- Location: Newnham campus, Launceston, Australia
- Coordinates: 41°24′04″S 147°07′30″E﻿ / ﻿41.401°S 147.125°E
- Established: 1970
- Named for: Irene Kerslake
- Principal: Tania Harvey
- Residents: 109
- Website: Kerslake Hall

= Kerslake Hall =

Kerslake Hall is a residential college for full-time students of the University of Tasmania and Australian Maritime College. It is situated on the university's Newnham campus, Launceston, Australia.
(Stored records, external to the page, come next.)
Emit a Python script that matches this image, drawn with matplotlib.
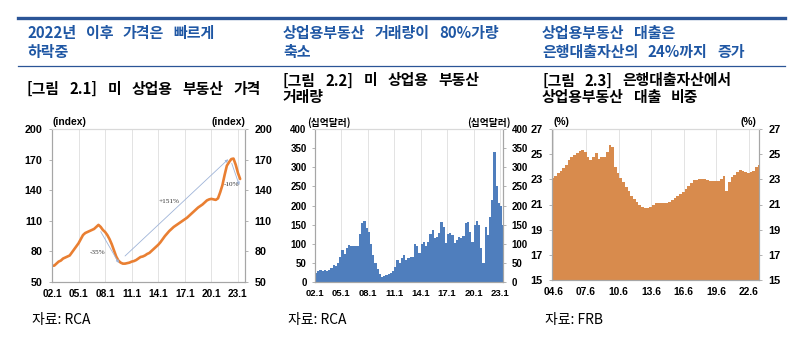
import numpy as np
import matplotlib
matplotlib.use("Agg")
import matplotlib.pyplot as plt
from matplotlib.lines import Line2D

plt.rcParams['font.family'] = ['Noto Sans CJK KR', 'DejaVu Sans']

# ---------------- data ----------------
titles = ["2022년 이후 가격은 빠르게\n하락중",
          "상업용부동산 거래량이 80%가량\n축소",
          "상업용부동산 대출은\n은행대출자산의 24%까지 증가"]
subtitles = ["[그림 2.1] 미 상업용 부동산 가격",
             "[그림 2.2] 미 상업용 부동산\n거래량",
             "[그림 2.3] 은행대출자산에서\n상업용부동산 대출 비중"]
sources = ["자료: RCA", "자료: RCA", "자료: FRB"]
units = ["(index)", "(십억달러)", "(%)"]

# Panel 1: price index, quarterly from 2002Q1
price_start = 2002.0
price_index = [66, 66, 68, 70,
               71, 73, 74, 75,
               76, 79, 82, 85,
               88, 92, 96, 98,
               99, 100, 101, 102,
               104, 106, 104, 101,
               99, 96, 92, 87,
               81, 75, 71, 69,
               68, 68, 68.5, 69,
               70, 70.5, 71.5, 73,
               74.5, 75, 76, 77.5,
               78.5, 80.5, 82.5, 84.5,
               86.5, 89, 92, 95,
               97.5, 100, 102, 104,
               105.5, 107, 108.5, 110,
               111.5, 113, 115, 117,
               119, 121, 123, 124.5,
               126, 128, 130, 131,
               131.5, 131, 130.5, 132,
               138, 145, 155, 164,
               167.5, 170.5, 171, 165,
               157, 151]
price_xticklabels = ["02.1", "05.1", "08.1", "11.1", "14.1", "17.1", "20.1", "23.1"]
price_yticks = [50, 80, 110, 140, 170, 200]
# annotations: (label, arrow start (year, value), arrow end (year, value), label pos)
price_ann = [("-35%", (2007.5, 99.4), (2009.55, 68.6), (2007.2, 79)),
             ("+151%", (2010.25, 75.5), (2021.9, 170.3), (2015.25, 128.7)),
             ("-10%", (2022.3, 166.4), (2023.15, 145), (2022.25, 146))]

# Panel 2: transaction volume (billion USD), quarterly from 2002Q1
vol_start = 2002.0
volume = [24, 28, 31, 30,
          32, 30, 31, 36,
          44, 42, 50, 66,
          84, 72, 88, 97,
          95, 93, 95, 93,
          125, 155, 160, 140,
          130, 100, 70, 49,
          35, 20, 14, 16,
          18, 20, 23, 30,
          40, 57, 49, 62,
          70, 57, 62, 66,
          66, 99, 95, 75,
          100, 105, 95, 105,
          125, 136, 114, 118,
          128, 158, 145, 101,
          125, 127, 123, 101,
          110, 118, 114, 120,
          153, 156, 130, 105,
          150, 160, 150, 90,
          49, 145, 123, 171,
          214, 341, 250, 206,
          200, 150]
vol_yticks = [0, 50, 100, 150, 200, 250, 300, 350, 400]

# Panel 3: CRE loan share of bank loans (%), quarterly from 2004Q2
share_start = 2004.25
share = [23.1, 23.3, 23.5,
         23.7, 23.9, 24.1, 24.5,
         24.8, 24.95, 25.1, 25.25,
         25.3, 25.15, 24.8, 24.55,
         24.8, 25.1, 24.6, 24.75,
         24.8, 25.2, 25.7, 25.6,
         24.0, 23.5, 23.1, 22.8,
         22.4, 22.1, 21.7, 21.4,
         21.2, 21.0, 20.8, 20.75,
         20.7, 20.8, 20.95, 21.1,
         21.15, 21.15, 21.1, 21.15,
         21.2, 21.35, 21.5, 21.65,
         21.8, 22.0, 22.2, 22.45,
         22.7, 22.95, 22.95, 23.0,
         23.05, 23.0, 22.95, 22.9,
         22.85, 22.9, 22.9, 23.0,
         23.3, 22.1, 22.8, 23.2,
         23.35, 23.55, 23.75, 23.7,
         23.6, 23.5, 23.6, 23.65,
         24.0, 24.1]
share_xticklabels = ["04.6", "07.6", "10.6", "13.6", "16.6", "19.6", "22.6"]
share_yticks = [15, 17, 19, 21, 23, 25, 27]

# ---------------- style ----------------
W, H = 801, 341
fig = plt.figure(figsize=(W / 100, H / 100), dpi=100)
renderer = fig.canvas.get_renderer()

TITLE_BLUE = '#1F57A4'
RULE_BLUE = '#2B5597'
GRID = '#E3E3E3'
SPINE = '#A6A6A6'
NUMFONT = 'Liberation Sans'


def fx(px):
    return px / W


def fy(py):
    return 1 - py / H


def draw_words(x_px, y_px, text, gap_px, **kw):
    """Draw a line word by word with wider (justified-looking) word gaps."""
    x = x_px
    for w in text.split(' '):
        t = fig.text(fx(x), fy(y_px), w, ha='left', va='center', **kw)
        bb = t.get_window_extent(renderer=renderer)
        x += bb.width + gap_px


# header rules
fig.add_artist(Line2D([fx(18), fx(785)], [fy(18), fy(18)], color=RULE_BLUE, lw=2.4))
fig.add_artist(Line2D([fx(18), fx(785)], [fy(66), fy(66)], color=RULE_BLUE, lw=0.9))

title_x = [27, 283, 542]
for i in range(3):
    for j, ln in enumerate(titles[i].split("\n")):
        draw_words(title_x[i], 33 + 18.5 * j, ln, 9.5, color=TITLE_BLUE,
                   fontsize=10.8, fontweight='bold')
    sl = subtitles[i].split("\n")
    if len(sl) == 1:
        draw_words(title_x[i], 89, sl[0], 10, color='black', fontsize=10.7,
                   fontweight='bold')
    else:
        for j, ln in enumerate(sl):
            draw_words(title_x[i], 80.5 + 16.5 * j, ln, 10, color='black', fontsize=10.7,
                       fontweight='bold')

source_x = [32, 288, 545]
for i in range(3):
    fig.text(fx(source_x[i]), fy(320), sources[i], color='black', fontsize=10,
             ha='left', va='center')


def style_axes(ax, ax2, ysize, xsize, pad):
    for a in (ax, ax2):
        for s in a.spines.values():
            s.set_color(SPINE)
            s.set_linewidth(0.8)
        a.spines['top'].set_color('#D9D9D9')
    ax.tick_params(axis='y', length=2.5, width=0.6, color=SPINE, pad=pad, labelsize=ysize)
    ax2.tick_params(axis='y', length=2.5, width=0.6, color=SPINE, pad=pad, labelsize=ysize)
    ax.tick_params(axis='x', length=0, pad=5, labelsize=xsize)
    for lab in ax.get_xticklabels() + ax.get_yticklabels() + ax2.get_yticklabels():
        lab.set_fontfamily(NUMFONT)
        lab.set_fontweight('bold')
    ax.grid(axis='x', color=GRID, lw=0.7)
    ax.set_axisbelow(True)


def step_edges(start, values):
    x = start + np.arange(len(values) + 1) * 0.25
    y = list(values) + [values[-1]]
    return x, np.array(y, dtype=float)


# ---------------- panel 1 ----------------
ax1 = fig.add_axes([fx(52), fy(282), fx(245) - fx(52), fy(129) - fy(282)])
px = price_start + np.arange(len(price_index)) * 0.25
ax1.plot(px, price_index, color='#E97F32', lw=1.9, solid_capstyle='round')
ax1.set_xlim(2002.0, 2023.8)
ax1.set_ylim(50, 200)
ax1.set_yticks(price_yticks)
ax1.set_xticks([2002 + 3 * k for k in range(len(price_xticklabels))])
ax1.set_xticklabels(price_xticklabels)
ax1b = ax1.twinx()
ax1b.set_ylim(50, 200)
ax1b.set_yticks(price_yticks)
style_axes(ax1, ax1b, 7.7, 7.3, 4.2)
for lab, (x0, y0), (x1, y1), (tx, ty) in price_ann:
    ax1.annotate("", xy=(x1, y1), xytext=(x0, y0),
                 arrowprops=dict(arrowstyle='-|>', color='#9FB4D8', lw=0.6,
                                 mutation_scale=4, shrinkA=0, shrinkB=0))
    ax1.text(tx, ty, lab, fontsize=5.2, family='Liberation Serif', color='#333333',
             ha='center', va='center')
ax1.text(0.0, 1.01, units[0], transform=ax1.transAxes, fontsize=7.4, fontweight='bold',
         family=NUMFONT, ha='left', va='bottom')
ax1.text(1.0, 1.01, units[0], transform=ax1.transAxes, fontsize=7.4, fontweight='bold',
         family=NUMFONT, ha='right', va='bottom')

# ---------------- panel 2 ----------------
ax2 = fig.add_axes([fx(315), fy(282), fx(503) - fx(315), fy(129) - fy(282)])
vx, vy = step_edges(vol_start, volume)
ax2.fill_between(vx, 0, vy, step='post', color='#4F7EBD', lw=0, zorder=2)
ax2.set_xlim(2002.0, 2023.35)
ax2.set_ylim(0, 400)
ax2.set_yticks(vol_yticks)
ax2.set_xticks([2002 + 3 * k for k in range(len(price_xticklabels))])
ax2.set_xticklabels(price_xticklabels)
ax2b = ax2.twinx()
ax2b.set_ylim(0, 400)
ax2b.set_yticks(vol_yticks)
style_axes(ax2, ax2b, 7.0, 6.8, 3.6)
ax2.text(-0.04, 1.005, units[1], transform=ax2.transAxes, fontsize=7.0, fontweight='bold',
         ha='left', va='bottom')
ax2.text(1.04, 1.005, units[1], transform=ax2.transAxes, fontsize=7.0, fontweight='bold',
         ha='right', va='bottom')

# ---------------- panel 3 ----------------
ax3 = fig.add_axes([fx(552), fy(280), fx(759) - fx(552), fy(129) - fy(280)])
sx, sy = step_edges(share_start, share)
ax3.fill_between(sx, 15, sy, step='post', color='#D88B4D', lw=0, zorder=2)
ax3.set_xlim(2004.3, 2023.35)
ax3.set_ylim(15, 27)
ax3.set_yticks(share_yticks)
ax3.set_xticks([2004.42 + 3 * k for k in range(len(share_xticklabels))])
ax3.set_xticklabels(share_xticklabels)
ax3b = ax3.twinx()
ax3b.set_ylim(15, 27)
ax3b.set_yticks(share_yticks)
style_axes(ax3, ax3b, 7.9, 7.4, 4.2)
ax3.text(0.005, 1.01, units[2], transform=ax3.transAxes, fontsize=7.4, fontweight='bold',
         family=NUMFONT, ha='left', va='bottom')
ax3.text(0.985, 1.01, units[2], transform=ax3.transAxes, fontsize=7.4, fontweight='bold',
         family=NUMFONT, ha='right', va='bottom')

fig.savefig("out.png", dpi=100)
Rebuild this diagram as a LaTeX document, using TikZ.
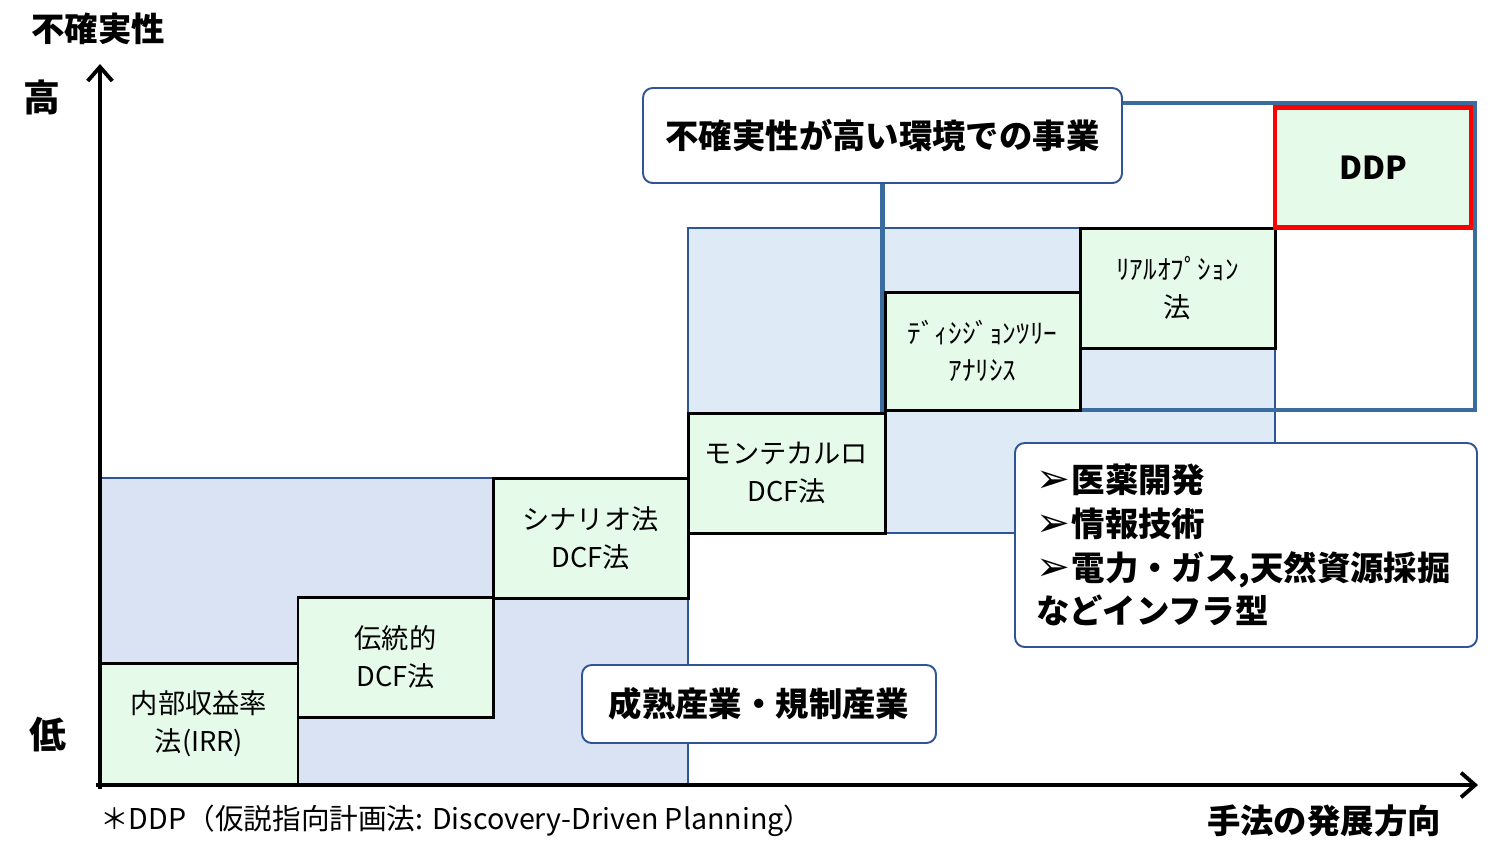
\documentclass[tikz,border=0pt]{standalone}
\usepackage{fontspec}
\setmainfont{Noto Sans CJK JP}
\newfontfamily\symfont{DejaVu Sans}
\usetikzlibrary{arrows.meta}
\definecolor{regA}{HTML}{DAE3F3}
\definecolor{regB}{HTML}{DEEAF6}
\definecolor{regline}{HTML}{2F5597}
\definecolor{greenfill}{HTML}{E6FAEA}
\definecolor{framec}{HTML}{3A6CA0}
\definecolor{ddpred}{HTML}{FF0000}
\newcommand{\bul}{{\symfont\fontsize{23}{25}\selectfont ➢}}
\tikzset{
  boxsize/.style 2 args={minimum width=#1*0.02cm, minimum height=#2*0.02cm},
  region/.style={draw=regline, line width=0.8pt},
  method/.style={draw=black, line width=1.7pt, fill=greenfill, inner sep=0pt, align=center,
    font=\fontsize{15.5}{21.5}\selectfont},
  halfkana/.style={method, font=\fontsize{15.5}{21.5}\selectfont},
  callout/.style={draw=regline, line width=1.1pt, rounded corners=5.5pt, fill=white, inner sep=0pt,
    font=\bfseries\fontsize{19}{25}\selectfont},
  bigframe/.style={draw=framec, line width=2.4pt},
  axis/.style={line width=2.8pt, -{Straight Barb[length=8pt, width=14pt, line width=2.2pt]}},
  axlabel/.style={font=\bfseries\fontsize{19}{22}\selectfont, inner sep=0pt},
}
\begin{document}
\begin{tikzpicture}[x=0.02cm, y=-0.02cm]
\useasboundingbox (0,0) rectangle (1500,863);
% background regions
\fill[regA] (100,478) rectangle (688,785);
\draw[region] (100,478) rectangle (688,785);
\fill[regB] (688,228) rectangle (1275,533);
\draw[region] (688,228) rectangle (1275,533);
% callout: uncertain business
\node[callout, boxsize={479}{95}] (c1) at (882.5,135.5) {不確実性が高い環境での事業};
% big frame attached to callout
\coordinate (fbr) at (1475,410);
\coordinate (ftr) at (1475,103);
\draw[bigframe] (c1.south) |- (fbr) -- (ftr) -- (c1.east |- ftr);
% method boxes
\node[method, boxsize={198}{122}] (irr) at (199,724) {内部収益率\\法(IRR)};
\node[method, boxsize={195}{120}] (trad) at (395.5,657) {伝統的\\DCF法};
\node[method, boxsize={195}{120}] (scen) at (590.5,538) {シナリオ法\\DCF法};
\node[method, boxsize={197}{120}] (mc) at (786.5,473) {モンテカルロ\\DCF法};
\node[halfkana, boxsize={195}{118}] (dt) at (982.5,351) {ﾃﾞｨｼｼﾞｮﾝﾂﾘｰ\\ｱﾅﾘｼｽ};
\node[halfkana, boxsize={195}{120}] (ro) at (1177.5,288) {ﾘｱﾙｵﾌﾟｼｮﾝ\\法};
\node[method, draw=ddpred, line width=2.6pt, boxsize={196}{120}, font=\bfseries\fontsize{18}{22}\selectfont] (ddp) at (1373,167.5) {DDP};
% callouts
\node[callout, boxsize={354}{78}] (c2) at (759,704) {成熟産業・規制産業};
\node[callout, boxsize={462}{204}, inner xsep=0.42cm, text width=8.4cm, align=left] (c3) at (1246,545)
  {\bul\hspace{1pt}医薬開発\\\bul\hspace{1pt}情報技術\\\bul\hspace{1pt}電力・ガス,天然資源採掘\\などインフラ型};
% axes
\coordinate (origin) at (100,785);
\coordinate (ytop) at (100,64);
\coordinate (xend) at (1478,785);
\draw[axis] (100,789) -- (ytop);
\draw[axis] (96,785) -- (xend);
% axis labels
\node[axlabel] (ylab) at (98,29) {不確実性};
\node[axlabel, font=\bfseries\fontsize{21}{22}\selectfont] (high) at (42,97) {高};
\node[axlabel, font=\bfseries\fontsize{21}{22}\selectfont] (low) at (48,735) {低};
\node[axlabel] (xlab) at (1324,821) {手法の発展方向};
\node[anchor=west, inner sep=0pt, font=\fontsize{16.3}{18}\selectfont] (note) at (100,821) {＊DDP（仮説指向計画法: Discovery-Driven Planning）};
\end{tikzpicture}
\end{document}
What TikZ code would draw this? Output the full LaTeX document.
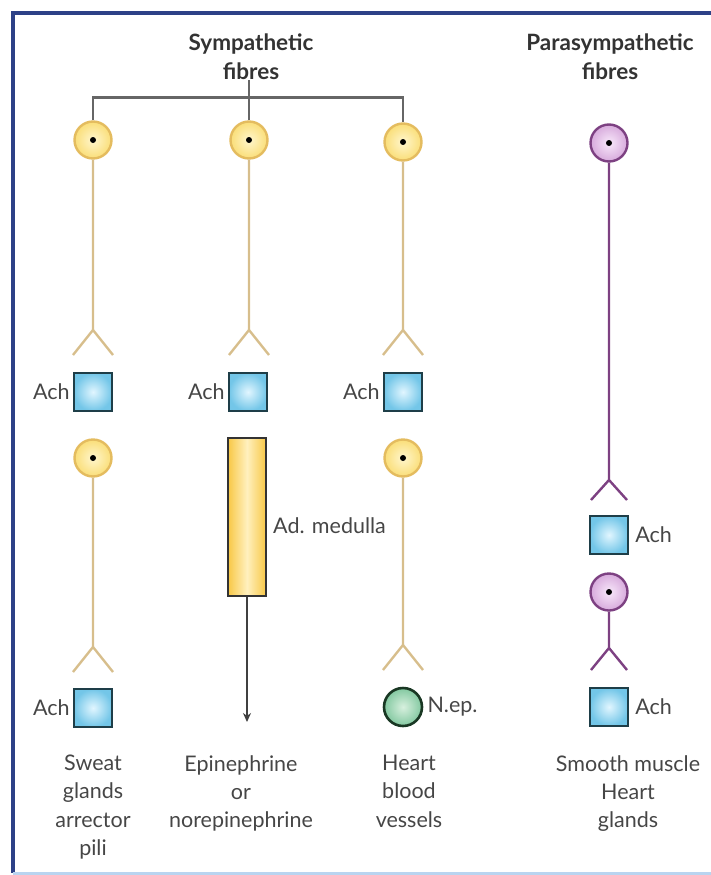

The residence is named after Irene Kerslake MA, a former lecturer at the Tasmanian College of Advanced Education and women's rights campaigner.

The residence offers 107 self-catered rooms.

Kerslake Hall is open to members of the public during university holidays, such as tourists and conference groups.

==History==

Kerslake Hall was opened in the early 1970s on the site of the Tasmanian College of Advanced Education, which evolved into the Tasmanian Institute of Technology before becoming part of the University of Tasmania in 1990.

Between the early 1970s and 1997, Kerslake Hall operated as a traditional hall of residence, and accommodated 153 fully catered residents annually. With student numbers declining and loss of student interest in catered accommodation, the residence closed in 1998 except for its self-catered wing. In 2001, the residence opened again as a completely self-catered accommodation facility. Saltz Restaurant Cafe was opened on campus in 2009 to offer optional catering for residents.